The demand for soy and other meat alternatives has been soaring globally in response to the shift in dietary habits for health reasons and increased awareness and concern for animal welfare and damage to the environment from livestock farming.
This demand drove Bunge’s decision to invest US550m in the building of a soy processing facility in Indiana, expected to process an additional 4.5 million bushels of soybeans annually.
“In processing, results were primarily driven by North America, which benefited from the combination of large soy and canola crops and strong meal and oil demand,” said Greg Heckman, Bunge’s CEO during the Q4 2022 earnings call.
Agribusiness, Refined & Specialty Oils, and Milling, the company’s core segments, each recorded comparatively higher net sales in the year ending 31st December 2022.
The agribusiness segment posted US$ 47,700 million up from US$ 43,636 million while the refined & specialty oils improved from US$ 13,332 million recorded in the year prior to US$16,850 million.
The milling segment, Bunge’s smallest, earned revenues of US$2,388 million, up from US$ 1,909 million in 2021.
The company’s adjusted full-year earnings per share (EPS) was US$13.91 versus US$12.93 in 2021, an increase of almost US$1 per share.
The refined & specialty oils and milling segments also posted incredible full-year gross profits of US$ 1,158 million and US$260 million, up from US$856 million and US$27 million, respectively.

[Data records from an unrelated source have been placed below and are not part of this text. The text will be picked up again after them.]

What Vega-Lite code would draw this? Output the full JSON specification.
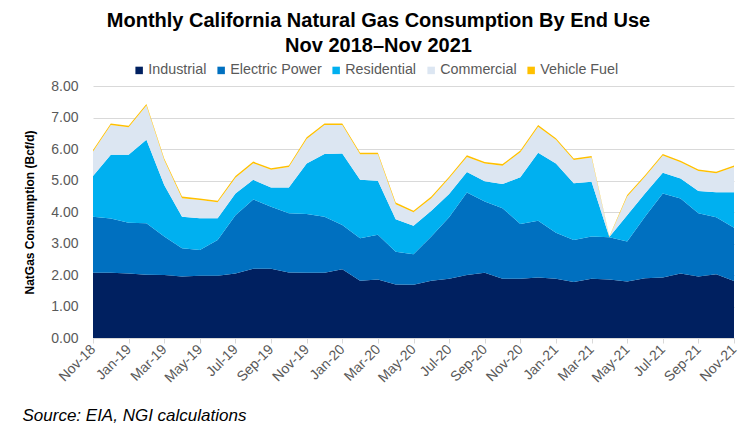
{
  "$schema": "https://vega.github.io/schema/vega-lite/v6.json",
  "autosize": {"type": "none"},
  "padding": {"left": 93, "top": 86, "right": 22, "bottom": 94},
  "width": 641,
  "height": 252,
  "background": "white",
  "title": {
    "text": ["Monthly California Natural Gas Consumption By End Use", "Nov 2018–Nov 2021"],
    "font": "Liberation Sans Narrow, Arial Narrow, Liberation Sans",
    "fontWeight": "bold",
    "fontSize": 20,
    "lineHeight": 25,
    "color": "#000000",
    "anchor": "middle",
    "dx": -35,
    "offset": 7
  },
  "datasets": {
    "stackRank": [
      {"use": "Industrial", "rank": 1},
      {"use": "Electric Power", "rank": 2},
      {"use": "Residential", "rank": 3},
      {"use": "Commercial", "rank": 4},
      {"use": "Vehicle Fuel", "rank": 5}
    ]
  },
  "data": {
    "values": [
      {"m": "Nov-18", "Industrial": 2.07, "Electric Power": 1.78, "Residential": 1.29, "Commercial": 0.78, "Vehicle Fuel": 0.05},
      {"m": "Dec-18", "Industrial": 2.07, "Electric Power": 1.72, "Residential": 2.03, "Commercial": 0.94, "Vehicle Fuel": 0.05},
      {"m": "Jan-19", "Industrial": 2.05, "Electric Power": 1.61, "Residential": 2.16, "Commercial": 0.87, "Vehicle Fuel": 0.05},
      {"m": "Feb-19", "Industrial": 2.01, "Electric Power": 1.63, "Residential": 2.65, "Commercial": 1.09, "Vehicle Fuel": 0.05},
      {"m": "Mar-19", "Industrial": 2.00, "Electric Power": 1.22, "Residential": 1.64, "Commercial": 0.79, "Vehicle Fuel": 0.05},
      {"m": "Apr-19", "Industrial": 1.95, "Electric Power": 0.90, "Residential": 1.00, "Commercial": 0.59, "Vehicle Fuel": 0.05},
      {"m": "May-19", "Industrial": 1.98, "Electric Power": 0.81, "Residential": 1.01, "Commercial": 0.58, "Vehicle Fuel": 0.05},
      {"m": "Jun-19", "Industrial": 1.98, "Electric Power": 1.13, "Residential": 0.69, "Commercial": 0.51, "Vehicle Fuel": 0.05},
      {"m": "Jul-19", "Industrial": 2.05, "Electric Power": 1.85, "Residential": 0.69, "Commercial": 0.50, "Vehicle Fuel": 0.05},
      {"m": "Aug-19", "Industrial": 2.20, "Electric Power": 2.20, "Residential": 0.62, "Commercial": 0.53, "Vehicle Fuel": 0.05},
      {"m": "Sep-19", "Industrial": 2.20, "Electric Power": 1.97, "Residential": 0.61, "Commercial": 0.56, "Vehicle Fuel": 0.05},
      {"m": "Oct-19", "Industrial": 2.08, "Electric Power": 1.88, "Residential": 0.82, "Commercial": 0.65, "Vehicle Fuel": 0.05},
      {"m": "Nov-19", "Industrial": 2.07, "Electric Power": 1.87, "Residential": 1.60, "Commercial": 0.78, "Vehicle Fuel": 0.05},
      {"m": "Dec-19", "Industrial": 2.07, "Electric Power": 1.78, "Residential": 1.99, "Commercial": 0.92, "Vehicle Fuel": 0.05},
      {"m": "Jan-20", "Industrial": 2.18, "Electric Power": 1.41, "Residential": 2.27, "Commercial": 0.90, "Vehicle Fuel": 0.05},
      {"m": "Feb-20", "Industrial": 1.82, "Electric Power": 1.35, "Residential": 1.85, "Commercial": 0.81, "Vehicle Fuel": 0.05},
      {"m": "Mar-20", "Industrial": 1.86, "Electric Power": 1.42, "Residential": 1.71, "Commercial": 0.84, "Vehicle Fuel": 0.05},
      {"m": "Apr-20", "Industrial": 1.70, "Electric Power": 1.04, "Residential": 1.03, "Commercial": 0.48, "Vehicle Fuel": 0.05},
      {"m": "May-20", "Industrial": 1.69, "Electric Power": 0.97, "Residential": 0.90, "Commercial": 0.43, "Vehicle Fuel": 0.05},
      {"m": "Jun-20", "Industrial": 1.82, "Electric Power": 1.40, "Residential": 0.82, "Commercial": 0.40, "Vehicle Fuel": 0.05},
      {"m": "Jul-20", "Industrial": 1.88, "Electric Power": 1.95, "Residential": 0.74, "Commercial": 0.50, "Vehicle Fuel": 0.05},
      {"m": "Aug-20", "Industrial": 2.00, "Electric Power": 2.62, "Residential": 0.65, "Commercial": 0.48, "Vehicle Fuel": 0.05},
      {"m": "Sep-20", "Industrial": 2.07, "Electric Power": 2.26, "Residential": 0.65, "Commercial": 0.56, "Vehicle Fuel": 0.05},
      {"m": "Oct-20", "Industrial": 1.88, "Electric Power": 2.24, "Residential": 0.77, "Commercial": 0.58, "Vehicle Fuel": 0.05},
      {"m": "Nov-20", "Industrial": 1.88, "Electric Power": 1.74, "Residential": 1.48, "Commercial": 0.80, "Vehicle Fuel": 0.05},
      {"m": "Dec-20", "Industrial": 1.92, "Electric Power": 1.80, "Residential": 2.16, "Commercial": 0.83, "Vehicle Fuel": 0.05},
      {"m": "Jan-21", "Industrial": 1.88, "Electric Power": 1.46, "Residential": 2.20, "Commercial": 0.75, "Vehicle Fuel": 0.05},
      {"m": "Feb-21", "Industrial": 1.78, "Electric Power": 1.33, "Residential": 1.80, "Commercial": 0.74, "Vehicle Fuel": 0.05},
      {"m": "Mar-21", "Industrial": 1.88, "Electric Power": 1.34, "Residential": 1.74, "Commercial": 0.77, "Vehicle Fuel": 0.05},
      {"m": "Apr-21", "Industrial": 1.86, "Electric Power": 1.34, "Residential": 0.01, "Commercial": 0.00, "Vehicle Fuel": 0.01},
      {"m": "May-21", "Industrial": 1.79, "Electric Power": 1.27, "Residential": 0.84, "Commercial": 0.59, "Vehicle Fuel": 0.05},
      {"m": "Jun-21", "Industrial": 1.90, "Electric Power": 1.95, "Residential": 0.74, "Commercial": 0.53, "Vehicle Fuel": 0.05},
      {"m": "Jul-21", "Industrial": 1.92, "Electric Power": 2.67, "Residential": 0.66, "Commercial": 0.54, "Vehicle Fuel": 0.05},
      {"m": "Aug-21", "Industrial": 2.05, "Electric Power": 2.38, "Residential": 0.63, "Commercial": 0.52, "Vehicle Fuel": 0.05},
      {"m": "Sep-21", "Industrial": 1.95, "Electric Power": 2.01, "Residential": 0.71, "Commercial": 0.63, "Vehicle Fuel": 0.05},
      {"m": "Oct-21", "Industrial": 2.02, "Electric Power": 1.81, "Residential": 0.80, "Commercial": 0.60, "Vehicle Fuel": 0.05},
      {"m": "Nov-21", "Industrial": 1.81, "Electric Power": 1.69, "Residential": 1.13, "Commercial": 0.80, "Vehicle Fuel": 0.05}
    ]
  },
  "transform": [
    {"fold": ["Industrial", "Electric Power", "Residential", "Commercial", "Vehicle Fuel"], "as": ["use", "bcfd"]},
    {"lookup": "use", "from": {"data": {"name": "stackRank"}, "key": "use", "fields": ["rank"]}}
  ],
  "mark": {"type": "area", "interpolate": "linear"},
  "encoding": {
    "x": {
      "field": "m",
      "type": "ordinal",
      "sort": null,
      "scale": {"type": "point", "padding": 0},
      "axis": {
        "values": ["Nov-18", "Jan-19", "Mar-19", "May-19", "Jul-19", "Sep-19", "Nov-19", "Jan-20", "Mar-20", "May-20", "Jul-20", "Sep-20", "Nov-20", "Jan-21", "Mar-21", "May-21", "Jul-21", "Sep-21", "Nov-21"],
        "labelAngle": -45,
        "labelAlign": "right",
        "labelBaseline": "middle",
        "labelFont": "Liberation Sans",
        "labelFontSize": 14,
        "labelColor": "#595959",
        "labelPadding": 4,
        "domainColor": "#d9d9d9",
        "tickColor": "#d9d9d9",
        "tickSize": 5,
        "grid": false,
        "title": "Source: EIA, NGI calculations",
        "titleFont": "Liberation Sans Narrow, Liberation Sans",
        "titleFontStyle": "italic",
        "titleFontWeight": "normal",
        "titleFontSize": 17,
        "titleColor": "#000000",
        "titleAnchor": "start",
        "titleAlign": "left",
        "titleBaseline": "alphabetic",
        "titleX": -71,
        "titleY": 82
      }
    },
    "y": {
      "field": "bcfd",
      "type": "quantitative",
      "stack": "zero",
      "scale": {"domain": [0, 8], "nice": false},
      "axis": {
        "values": [0, 1, 2, 3, 4, 5, 6, 7, 8],
        "format": ".2f",
        "labelFont": "Liberation Sans",
        "labelFontSize": 14,
        "labelColor": "#595959",
        "labelPadding": 15,
        "domain": false,
        "ticks": false,
        "gridColor": "#d9d9d9",
        "title": "NatGas Consumption (Bcf/d)",
        "titleFont": "Liberation Sans",
        "titleFontSize": 12,
        "titleFontWeight": "bold",
        "titleColor": "#000000",
        "titlePadding": 14
      }
    },
    "color": {
      "field": "use",
      "type": "nominal",
      "sort": ["Industrial", "Electric Power", "Residential", "Commercial", "Vehicle Fuel"],
      "scale": {
        "domain": ["Industrial", "Electric Power", "Residential", "Commercial", "Vehicle Fuel"],
        "range": ["#002060", "#0070c0", "#00b0f0", "#dce6f2", "#ffc000"]
      },
      "legend": {
        "title": null,
        "orient": "none",
        "direction": "horizontal",
        "legendX": 39,
        "legendY": -23,
        "symbolType": "square",
        "symbolSize": 56,
        "symbolStrokeWidth": 0,
        "labelFont": "Liberation Sans",
        "labelFontSize": 14.3,
        "labelColor": "#595959",
        "labelOffset": 2,
        "columnPadding": 7
      }
    },
    "order": {"field": "rank", "type": "quantitative", "sort": "ascending"}
  },
  "config": {
    "view": {"stroke": null}
  }
}
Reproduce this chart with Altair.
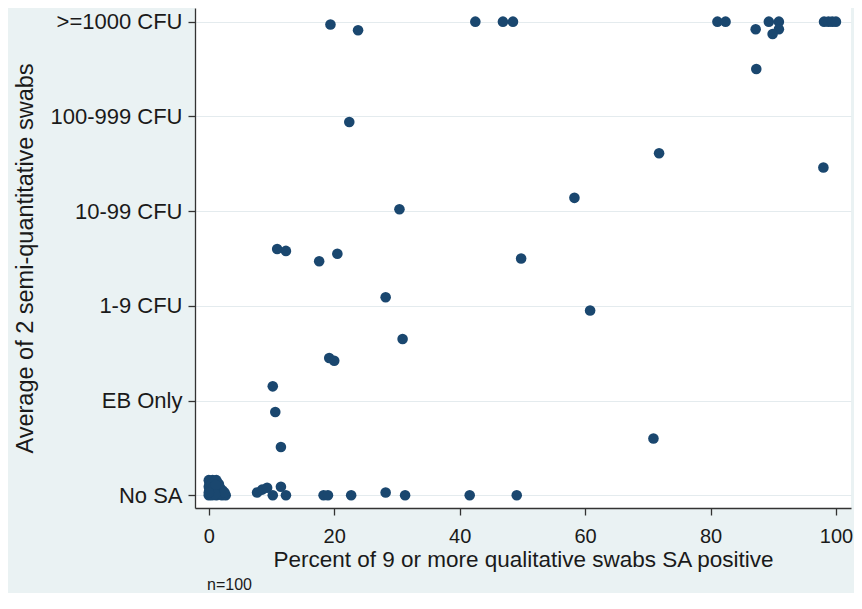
import json
import altair as alt
import pandas as pd

# ---- data ----
# y coding: 0=No SA, 1=EB Only, 2=1-9 CFU, 3=10-99 CFU, 4=100-999 CFU, 5=>=1000 CFU (jittered)
y_labels = ["No SA", "EB Only", "1-9 CFU", "10-99 CFU", "100-999 CFU", ">=1000 CFU"]
x_ticks = [0, 20, 40, 60, 80, 100]

# dense cluster near the origin
cluster_x = [0.0, 0.3, 0.6, 0.9, 1.2, 1.5, 1.8, 2.1, 2.4, 2.7,
             0.1, 0.4, 0.7, 1.0, 1.3, 1.6, 1.9, 2.2,
             0.0, 0.3, 0.6, 0.9, 1.2, 1.5, 1.8,
             0.1, 0.4, 0.7, 1.0, 1.3, 1.6,
             0.0, 0.3, 0.6, 0.9, 1.2,
             0.2, 0.5, 0.8, 1.1, 1.4, 1.7, 2.0, 2.5,
             0.2, 0.5, 0.8, 1.1, 0.5, 1.0, 0.0]
cluster_y = [0.00, 0.02, 0.01, 0.03, 0.00, 0.02, 0.01, 0.00, 0.01, 0.00,
             0.05, 0.07, 0.04, 0.06, 0.05, 0.07, 0.04, 0.05,
             0.09, 0.11, 0.08, 0.10, 0.09, 0.11, 0.08,
             0.13, 0.14, 0.12, 0.13, 0.14, 0.12,
             0.16, 0.15, 0.16, 0.15, 0.16,
             0.03, 0.05, 0.02, 0.08, 0.03, 0.05, 0.02, 0.03,
             0.10, 0.12, 0.09, 0.11, 0.00, 0.01, 0.03]

bottom_x = [7.7, 8.5, 9.3, 10.2, 11.5, 12.3, 18.3, 19.0, 22.7, 28.2, 31.3, 41.6, 49.1]
bottom_y = [0.03, 0.06, 0.08, 0.00, 0.09, 0.00, 0.00, 0.00, 0.00, 0.03, 0.00, 0.00, 0.00]

mid_x = [10.9, 12.3, 17.6, 20.5, 49.8, 28.2, 30.9, 19.2, 20.0, 10.2, 10.6, 11.5, 60.8, 70.9]
mid_y = [2.60, 2.58, 2.47, 2.55, 2.50, 2.09, 1.65, 1.45, 1.42, 1.15, 0.88, 0.51, 1.95, 0.60]

upper_x = [30.4, 58.3, 22.4, 71.8, 98.0]
upper_y = [3.02, 3.14, 3.94, 3.61, 3.46]

top_x = [19.4, 23.8, 42.5, 46.9, 48.5, 81.1, 82.4, 87.2, 89.3, 90.9, 90.9, 89.9, 87.3,
         98.1, 98.8, 99.4, 100.0]
top_y = [4.97, 4.91, 5.00, 5.00, 5.00, 5.00, 5.00, 4.92, 5.00, 5.00, 4.92, 4.87, 4.50,
         5.00, 5.00, 5.00, 5.00]

note_text = ["n=100"]

df = pd.DataFrame({
    "pct": cluster_x + bottom_x + mid_x + upper_x + top_x,
    "avg": cluster_y + bottom_y + mid_y + upper_y + top_y,
})

W, H = 656, 500
FONT = "Liberation Sans"
INK = "#1a1a1a"

points = alt.Chart(df).mark_circle(size=112, color="#1a476f", opacity=1).encode(
    x=alt.X("pct:Q",
            scale=alt.Scale(domain=[-2.2, 102.4], nice=False, zero=False),
            axis=alt.Axis(values=x_ticks, grid=False, tickSize=7, labelPadding=11,
                          labelFontSize=20, title="Percent of 9 or more qualitative swabs SA positive",
                          titleFontSize=22.5, titleBaseline="top", titleY=40)),
    y=alt.Y("avg:Q",
            scale=alt.Scale(domain=[-0.134, 5.144], nice=False, zero=False),
            axis=alt.Axis(values=[0, 1, 2, 3, 4, 5],
                          labelExpr=json.dumps(y_labels) + "[datum.value]",
                          grid=True, gridColor="#e4ebee", gridWidth=1.2,
                          tickSize=7, labelPadding=6, labelFontSize=22,
                          title="Average of 2 semi-quantitative swabs", titleFontSize=23.5,
                          titleAngle=270, titleBaseline="middle", titleAlign="center",
                          titleX=-170, titleY=H / 2)),
)

note = alt.Chart(pd.DataFrame({"note": note_text})).mark_text(
    align="left", baseline="middle", fontSize=16, font=FONT, color=INK
).encode(x=alt.value(12), y=alt.value(H + 77), text="note:N")

chart = alt.layer(points, note).properties(
    width=W, height=H,
    padding={"left": 187, "top": 0, "right": 3, "bottom": 85},
    autosize=alt.AutoSizeParams(type="none"),
    background="#eaf2f3",
).configure_view(
    fill="white", strokeWidth=0
).configure_axis(
    domainColor="#333333", tickColor="#333333", domainWidth=1.3, tickWidth=1.3,
    labelColor=INK, titleColor=INK, labelFont=FONT, titleFont=FONT,
    titleFontWeight="normal",
)

chart.save("out.html", embed_options={"renderer": "svg", "actions": False})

Bunge attributed this performance to strong food and renewable fuel demand, with Europe, Asia, and South America showing notable improvements.
“In this year that had more than its share of ups and downs, our team proved their ability to help our customers, both farmers and end users globally, manage risks and navigate food security issues against the backdrop of regional conflict, weather impacts, and many other factors,” Heckman said.
Gains and charges
Bunge posted the core segments’ adjusted earnings before interest and taxes, or EBIT segments at US$3,112 million in the full year versus US$2,751 million last year.
This 2022 EBIT includes US$80 million of charges resulting from the Ukraine-Russia war, mainly because of losses associated with inventories located in occupied territories in Ukraine and difficult-to-access locations with high recovery costs.
It also included US$55 million of impairment charges and employee severance expenses on the classification of Bunge’s Russian oilseed processing business as held-for-sale, thanks to the Russia-Ukraine war.
In the milling segment, the results in 2021 gained from the contributions from their Mexico wheat mills sold in the third quarter of 2022.
Additionally, the company realized a loss in the last quarter in the milling segment, primarily driven by high supply chain costs, resulting from low production of wheat in Argentina, which was severely affected by drought.
Bunge expects lower segment results in 2023
However, as impressive as the 2022 performance was, Bunge expects the results to be lower in 2023 across their core segments and to remain the same in their non-core segment- Sugar & Bioenergy.
“In Agribusiness, full-year results are forecasted to be down from last year as slightly higher results in processing are more than offset by lower results in merchandising, which had a very strong prior year,” said John W. Neppl, executive vice president and chief financial officer.
Naples noted that the company expected a favorable environment to continue in 2023 in Refined and Specialty Oils, whereas Milling will record lower results but in line with historical performance.